What is the mean free path, and why is it important?

The mean free path is the average distance a molecule travels between collisions with other molecules in a gas. It is important because it determines the collision frequency, which affects properties like viscosity, thermal conductivity, and diffusion rates. In atmospheric science, it helps explain phenomena like the separation of gases in the heterosphere and the behavior of spacecraft during re-entry.

How does the mean free path change with altitude in Earth's atmosphere?

The mean free path increases exponentially with altitude due to the exponential decrease in atmospheric density. At sea level, it is about 60-70 nanometers, while at 100 km, it can exceed 1 meter. This increase is a result of the lower number density of molecules at higher altitudes, which reduces the likelihood of collisions.

What is the relationship between mean free path and pressure?

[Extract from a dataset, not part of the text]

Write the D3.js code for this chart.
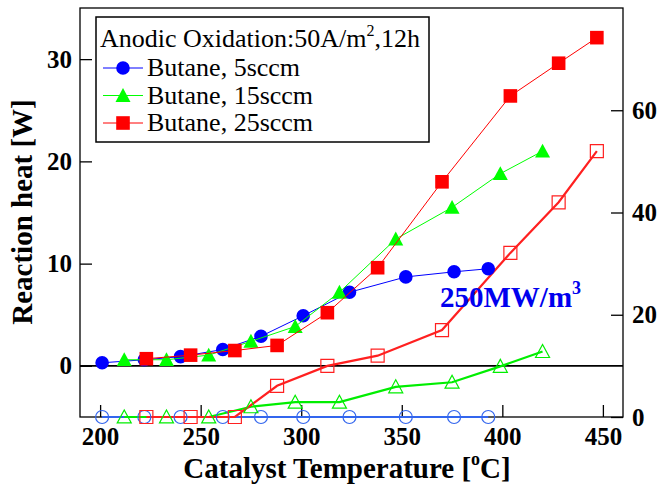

The mean free path is inversely proportional to the pressure (for a fixed temperature). This is because pressure is directly related to the number density of molecules: higher pressure means more molecules per unit volume, which increases the collision frequency and thus decreases the mean free path.

How does temperature affect the mean free path?

For a fixed pressure, the mean free path increases with temperature because the number density decreases (as per the ideal gas law, n = P / (k_B T)). However, the mean molecular speed also increases with temperature, which can affect the collision frequency. The net effect is that the mean free path increases with temperature at constant pressure.

What is the difference between the mean free path and the mean molecular speed?

The mean free path (λ) is the average distance a molecule travels between collisions, while the mean molecular speed (v̄) is the average speed of the molecules in a gas. The collision frequency (Z) is the ratio of these two quantities: Z = v̄ / λ. The mean molecular speed depends on temperature and molecular mass, while the mean free path depends on both temperature and pressure (or number density).

How is the mean free path used in vacuum technology?

In vacuum technology, the mean free path is used to classify different vacuum regimes (e.g., viscous, transitional, molecular). It determines the flow characteristics of gases in the vacuum system and helps in selecting the appropriate pumping equipment. For example, in the molecular flow regime (mean free path >> system dimensions), molecules collide more with the walls than with each other, requiring high-vacuum pumps like turbomolecular or ion pumps.

Can the mean free path be measured directly?

The mean free path cannot be measured directly, but it can be inferred from other measurable properties like viscosity, diffusion coefficients, or thermal conductivity. For example, the viscosity (η) of a gas is related to the mean free path by the equation η = (1/3) ρ v̄ λ, where ρ is the density and v̄ is the mean molecular speed. By measuring viscosity and density, the mean free path can be calculated.